PROBLEM REQUIREMENTS
Copy the material that follows word for word and omit its pictures.
## BEGIN
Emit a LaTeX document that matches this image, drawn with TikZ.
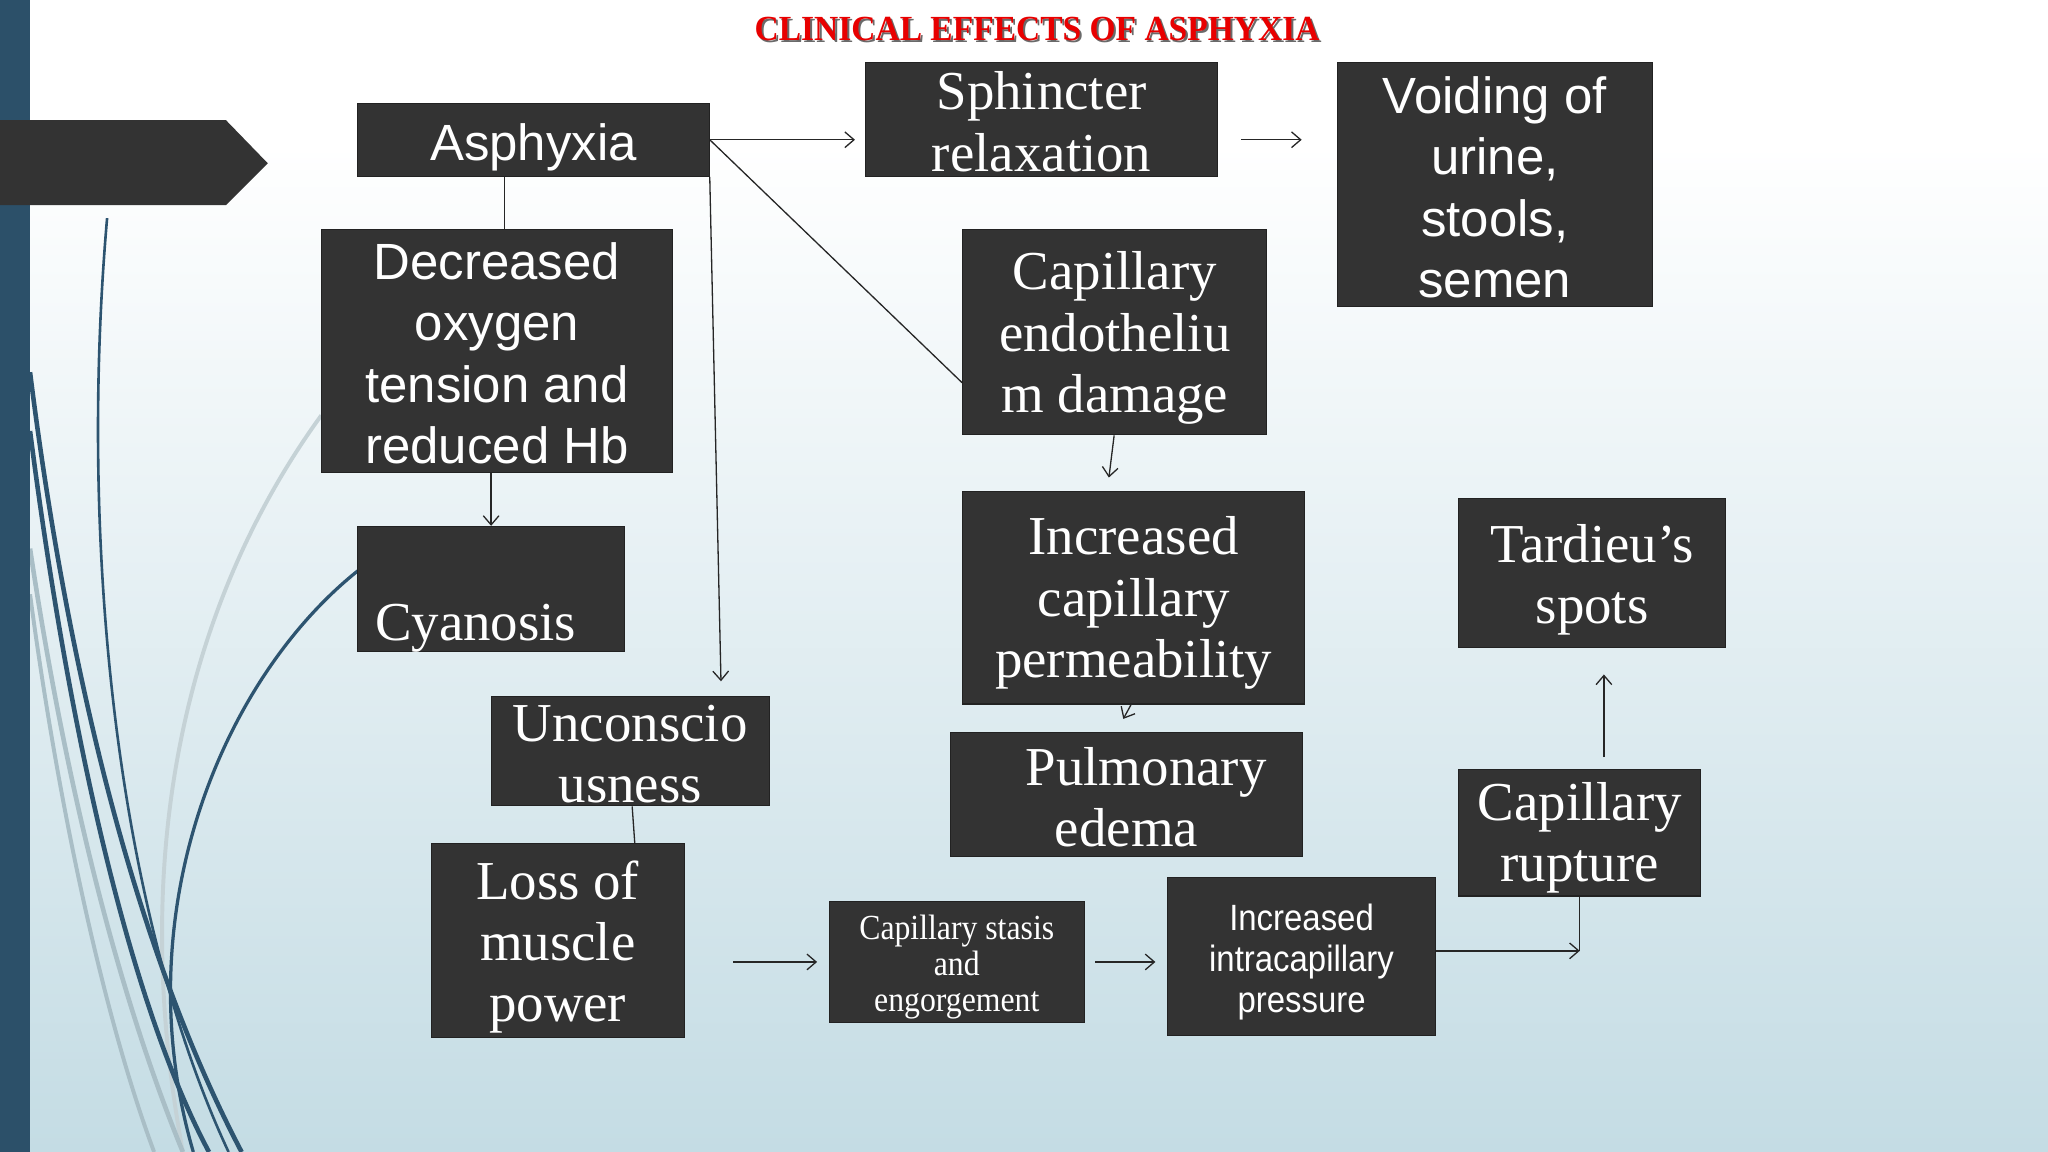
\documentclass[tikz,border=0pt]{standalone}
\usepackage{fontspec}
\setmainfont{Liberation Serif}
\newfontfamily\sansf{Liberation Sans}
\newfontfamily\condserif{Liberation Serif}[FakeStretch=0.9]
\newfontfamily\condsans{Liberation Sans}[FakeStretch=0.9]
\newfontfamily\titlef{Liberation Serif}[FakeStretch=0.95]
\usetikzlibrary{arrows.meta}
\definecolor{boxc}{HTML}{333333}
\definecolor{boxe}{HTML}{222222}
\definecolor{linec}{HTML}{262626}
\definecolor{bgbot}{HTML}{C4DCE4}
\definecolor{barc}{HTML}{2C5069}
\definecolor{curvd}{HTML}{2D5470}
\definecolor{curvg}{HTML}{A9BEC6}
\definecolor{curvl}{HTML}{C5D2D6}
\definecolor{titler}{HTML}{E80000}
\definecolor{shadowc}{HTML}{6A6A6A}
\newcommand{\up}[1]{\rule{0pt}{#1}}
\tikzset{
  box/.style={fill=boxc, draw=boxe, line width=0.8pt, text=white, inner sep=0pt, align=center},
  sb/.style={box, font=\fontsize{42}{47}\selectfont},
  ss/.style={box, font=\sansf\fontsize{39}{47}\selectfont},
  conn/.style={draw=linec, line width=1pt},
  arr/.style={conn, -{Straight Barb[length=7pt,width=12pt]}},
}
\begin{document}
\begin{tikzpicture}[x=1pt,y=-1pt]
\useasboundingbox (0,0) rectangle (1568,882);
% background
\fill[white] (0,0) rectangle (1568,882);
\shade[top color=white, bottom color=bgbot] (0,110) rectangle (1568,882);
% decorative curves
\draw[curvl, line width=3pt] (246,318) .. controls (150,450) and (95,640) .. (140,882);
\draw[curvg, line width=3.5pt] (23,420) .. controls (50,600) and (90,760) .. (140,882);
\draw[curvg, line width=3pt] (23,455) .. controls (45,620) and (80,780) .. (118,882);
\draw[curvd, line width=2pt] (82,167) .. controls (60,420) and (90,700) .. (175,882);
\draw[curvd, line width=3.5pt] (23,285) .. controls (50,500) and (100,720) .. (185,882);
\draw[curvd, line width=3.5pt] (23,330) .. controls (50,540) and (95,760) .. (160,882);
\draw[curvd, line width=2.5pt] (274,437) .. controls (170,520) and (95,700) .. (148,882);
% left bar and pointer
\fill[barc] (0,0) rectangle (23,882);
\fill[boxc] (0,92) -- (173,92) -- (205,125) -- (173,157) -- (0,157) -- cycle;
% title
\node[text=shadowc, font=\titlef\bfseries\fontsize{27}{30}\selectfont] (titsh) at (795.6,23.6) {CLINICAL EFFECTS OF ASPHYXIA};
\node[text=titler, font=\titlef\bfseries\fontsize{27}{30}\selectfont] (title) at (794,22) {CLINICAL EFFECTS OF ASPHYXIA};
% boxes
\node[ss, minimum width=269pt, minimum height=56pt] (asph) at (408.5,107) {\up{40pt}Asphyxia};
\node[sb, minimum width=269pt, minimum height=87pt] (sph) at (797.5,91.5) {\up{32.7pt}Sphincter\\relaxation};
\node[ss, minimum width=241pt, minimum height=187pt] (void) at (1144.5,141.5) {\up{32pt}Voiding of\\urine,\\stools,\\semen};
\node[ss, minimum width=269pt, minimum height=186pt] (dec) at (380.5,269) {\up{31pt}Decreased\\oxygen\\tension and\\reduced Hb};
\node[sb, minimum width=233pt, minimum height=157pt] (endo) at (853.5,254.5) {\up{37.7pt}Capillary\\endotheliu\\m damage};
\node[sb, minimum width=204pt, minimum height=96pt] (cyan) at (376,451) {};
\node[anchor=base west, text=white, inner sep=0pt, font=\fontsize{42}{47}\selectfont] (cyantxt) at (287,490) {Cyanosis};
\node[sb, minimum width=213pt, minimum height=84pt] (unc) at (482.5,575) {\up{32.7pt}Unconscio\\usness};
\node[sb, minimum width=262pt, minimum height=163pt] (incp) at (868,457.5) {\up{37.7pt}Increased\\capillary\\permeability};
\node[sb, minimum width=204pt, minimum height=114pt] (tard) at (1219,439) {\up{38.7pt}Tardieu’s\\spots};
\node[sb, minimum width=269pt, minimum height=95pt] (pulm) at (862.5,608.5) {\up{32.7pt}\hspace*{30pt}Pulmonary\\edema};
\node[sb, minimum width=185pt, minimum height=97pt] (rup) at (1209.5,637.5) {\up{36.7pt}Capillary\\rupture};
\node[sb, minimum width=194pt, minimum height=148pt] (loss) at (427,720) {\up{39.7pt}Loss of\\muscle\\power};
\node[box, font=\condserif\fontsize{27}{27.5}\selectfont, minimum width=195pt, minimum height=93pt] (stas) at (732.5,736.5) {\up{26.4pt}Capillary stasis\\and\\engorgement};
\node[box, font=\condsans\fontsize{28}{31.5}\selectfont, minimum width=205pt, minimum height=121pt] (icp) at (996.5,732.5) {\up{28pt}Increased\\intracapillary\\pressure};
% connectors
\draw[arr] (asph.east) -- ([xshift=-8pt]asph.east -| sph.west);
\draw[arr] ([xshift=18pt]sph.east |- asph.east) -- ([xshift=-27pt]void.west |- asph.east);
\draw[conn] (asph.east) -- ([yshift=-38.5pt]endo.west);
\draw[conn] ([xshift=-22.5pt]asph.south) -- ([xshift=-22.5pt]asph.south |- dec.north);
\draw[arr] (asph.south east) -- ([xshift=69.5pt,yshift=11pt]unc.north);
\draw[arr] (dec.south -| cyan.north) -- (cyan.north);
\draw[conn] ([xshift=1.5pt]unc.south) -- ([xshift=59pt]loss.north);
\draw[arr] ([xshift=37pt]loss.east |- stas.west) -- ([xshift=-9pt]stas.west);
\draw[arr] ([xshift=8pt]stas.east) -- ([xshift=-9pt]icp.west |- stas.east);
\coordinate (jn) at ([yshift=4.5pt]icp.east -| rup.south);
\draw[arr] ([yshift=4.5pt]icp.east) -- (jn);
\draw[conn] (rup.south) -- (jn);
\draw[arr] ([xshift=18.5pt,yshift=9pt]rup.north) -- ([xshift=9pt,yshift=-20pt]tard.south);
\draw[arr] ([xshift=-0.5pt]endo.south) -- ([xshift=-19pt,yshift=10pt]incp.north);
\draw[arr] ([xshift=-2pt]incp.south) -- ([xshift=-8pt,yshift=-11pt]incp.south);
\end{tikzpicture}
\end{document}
## END
ANSWER TO THE EXERCISE
Emit a LaTeX document that matches this image, drawn with TikZ.
\documentclass[tikz,border=0pt]{standalone}
\usepackage{fontspec}
\setmainfont{Liberation Serif}
\newfontfamily\sansf{Liberation Sans}
\newfontfamily\condserif{Liberation Serif}[FakeStretch=0.9]
\newfontfamily\condsans{Liberation Sans}[FakeStretch=0.9]
\newfontfamily\titlef{Liberation Serif}[FakeStretch=0.95]
\usetikzlibrary{arrows.meta}
\definecolor{boxc}{HTML}{333333}
\definecolor{boxe}{HTML}{222222}
\definecolor{linec}{HTML}{262626}
\definecolor{bgbot}{HTML}{C4DCE4}
\definecolor{barc}{HTML}{2C5069}
\definecolor{curvd}{HTML}{2D5470}
\definecolor{curvg}{HTML}{A9BEC6}
\definecolor{curvl}{HTML}{C5D2D6}
\definecolor{titler}{HTML}{E80000}
\definecolor{shadowc}{HTML}{6A6A6A}
\newcommand{\up}[1]{\rule{0pt}{#1}}
\tikzset{
  box/.style={fill=boxc, draw=boxe, line width=0.8pt, text=white, inner sep=0pt, align=center},
  sb/.style={box, font=\fontsize{42}{47}\selectfont},
  ss/.style={box, font=\sansf\fontsize{39}{47}\selectfont},
  conn/.style={draw=linec, line width=1pt},
  arr/.style={conn, -{Straight Barb[length=7pt,width=12pt]}},
}
\begin{document}
\begin{tikzpicture}[x=1pt,y=-1pt]
\useasboundingbox (0,0) rectangle (1568,882);
% background
\fill[white] (0,0) rectangle (1568,882);
\shade[top color=white, bottom color=bgbot] (0,110) rectangle (1568,882);
% decorative curves
\draw[curvl, line width=3pt] (246,318) .. controls (150,450) and (95,640) .. (140,882);
\draw[curvg, line width=3.5pt] (23,420) .. controls (50,600) and (90,760) .. (140,882);
\draw[curvg, line width=3pt] (23,455) .. controls (45,620) and (80,780) .. (118,882);
\draw[curvd, line width=2pt] (82,167) .. controls (60,420) and (90,700) .. (175,882);
\draw[curvd, line width=3.5pt] (23,285) .. controls (50,500) and (100,720) .. (185,882);
\draw[curvd, line width=3.5pt] (23,330) .. controls (50,540) and (95,760) .. (160,882);
\draw[curvd, line width=2.5pt] (274,437) .. controls (170,520) and (95,700) .. (148,882);
% left bar and pointer
\fill[barc] (0,0) rectangle (23,882);
\fill[boxc] (0,92) -- (173,92) -- (205,125) -- (173,157) -- (0,157) -- cycle;
% title
\node[text=shadowc, font=\titlef\bfseries\fontsize{27}{30}\selectfont] (titsh) at (795.6,23.6) {CLINICAL EFFECTS OF ASPHYXIA};
\node[text=titler, font=\titlef\bfseries\fontsize{27}{30}\selectfont] (title) at (794,22) {CLINICAL EFFECTS OF ASPHYXIA};
% boxes
\node[ss, minimum width=269pt, minimum height=56pt] (asph) at (408.5,107) {\up{40pt}Asphyxia};
\node[sb, minimum width=269pt, minimum height=87pt] (sph) at (797.5,91.5) {\up{32.7pt}Sphincter\\relaxation};
\node[ss, minimum width=241pt, minimum height=187pt] (void) at (1144.5,141.5) {\up{32pt}Voiding of\\urine,\\stools,\\semen};
\node[ss, minimum width=269pt, minimum height=186pt] (dec) at (380.5,269) {\up{31pt}Decreased\\oxygen\\tension and\\reduced Hb};
\node[sb, minimum width=233pt, minimum height=157pt] (endo) at (853.5,254.5) {\up{37.7pt}Capillary\\endotheliu\\m damage};
\node[sb, minimum width=204pt, minimum height=96pt] (cyan) at (376,451) {};
\node[anchor=base west, text=white, inner sep=0pt, font=\fontsize{42}{47}\selectfont] (cyantxt) at (287,490) {Cyanosis};
\node[sb, minimum width=213pt, minimum height=84pt] (unc) at (482.5,575) {\up{32.7pt}Unconscio\\usness};
\node[sb, minimum width=262pt, minimum height=163pt] (incp) at (868,457.5) {\up{37.7pt}Increased\\capillary\\permeability};
\node[sb, minimum width=204pt, minimum height=114pt] (tard) at (1219,439) {\up{38.7pt}Tardieu’s\\spots};
\node[sb, minimum width=269pt, minimum height=95pt] (pulm) at (862.5,608.5) {\up{32.7pt}\hspace*{30pt}Pulmonary\\edema};
\node[sb, minimum width=185pt, minimum height=97pt] (rup) at (1209.5,637.5) {\up{36.7pt}Capillary\\rupture};
\node[sb, minimum width=194pt, minimum height=148pt] (loss) at (427,720) {\up{39.7pt}Loss of\\muscle\\power};
\node[box, font=\condserif\fontsize{27}{27.5}\selectfont, minimum width=195pt, minimum height=93pt] (stas) at (732.5,736.5) {\up{26.4pt}Capillary stasis\\and\\engorgement};
\node[box, font=\condsans\fontsize{28}{31.5}\selectfont, minimum width=205pt, minimum height=121pt] (icp) at (996.5,732.5) {\up{28pt}Increased\\intracapillary\\pressure};
% connectors
\draw[arr] (asph.east) -- ([xshift=-8pt]asph.east -| sph.west);
\draw[arr] ([xshift=18pt]sph.east |- asph.east) -- ([xshift=-27pt]void.west |- asph.east);
\draw[conn] (asph.east) -- ([yshift=-38.5pt]endo.west);
\draw[conn] ([xshift=-22.5pt]asph.south) -- ([xshift=-22.5pt]asph.south |- dec.north);
\draw[arr] (asph.south east) -- ([xshift=69.5pt,yshift=11pt]unc.north);
\draw[arr] (dec.south -| cyan.north) -- (cyan.north);
\draw[conn] ([xshift=1.5pt]unc.south) -- ([xshift=59pt]loss.north);
\draw[arr] ([xshift=37pt]loss.east |- stas.west) -- ([xshift=-9pt]stas.west);
\draw[arr] ([xshift=8pt]stas.east) -- ([xshift=-9pt]icp.west |- stas.east);
\coordinate (jn) at ([yshift=4.5pt]icp.east -| rup.south);
\draw[arr] ([yshift=4.5pt]icp.east) -- (jn);
\draw[conn] (rup.south) -- (jn);
\draw[arr] ([xshift=18.5pt,yshift=9pt]rup.north) -- ([xshift=9pt,yshift=-20pt]tard.south);
\draw[arr] ([xshift=-0.5pt]endo.south) -- ([xshift=-19pt,yshift=10pt]incp.north);
\draw[arr] ([xshift=-2pt]incp.south) -- ([xshift=-8pt,yshift=-11pt]incp.south);
\end{tikzpicture}
\end{document}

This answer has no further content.